In my last post, I mentioned that Robert Wood Johnson, son of one of the Company’s founders, was able to put many of his ideas about running a business into practice when he became president of Johnson & Johnson in 1932.  Having grown up around Johnson & Johnson, even accompanying his father to business meetings as a child, the younger Robert Wood Johnson had very definite ideas about business and social responsibility.  What made his opportunity to implement those ideas particularly challenging was the fact that it was during the depths of the Great Depression.   Johnson didn’t let that stop him and, when his ideas worked at Johnson & Johnson, he didn’t hesitate to speak out to the press, to other industrialists and to the new Roosevelt administration.

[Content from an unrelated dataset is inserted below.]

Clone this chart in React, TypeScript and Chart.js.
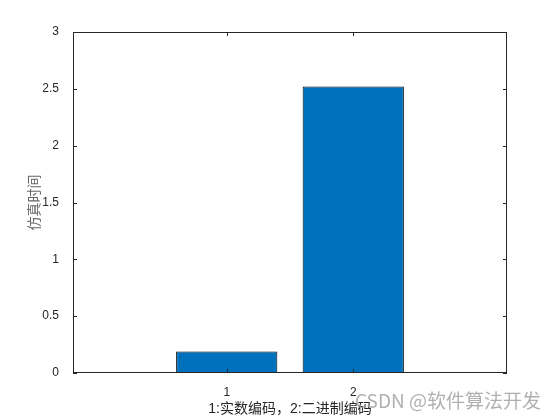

Johnson’s first concern was to make sure the Company was able to weather the financial crisis of the Depression, and my last post talks about some of the things he did.  Although Johnson supported President Herbert Hoover, who was running for re-election during the 1932 presidential campaign, he didn’t hesitate to criticize Hoover’s economic policies, saying:  “ ‘Business can take care of itself, but until the government adopts a sound economic policy there can be no sound business revival.’ ”  [Robert Wood Johnson: The Gentleman Rebel, by Lawrence G. Foster, p. 198]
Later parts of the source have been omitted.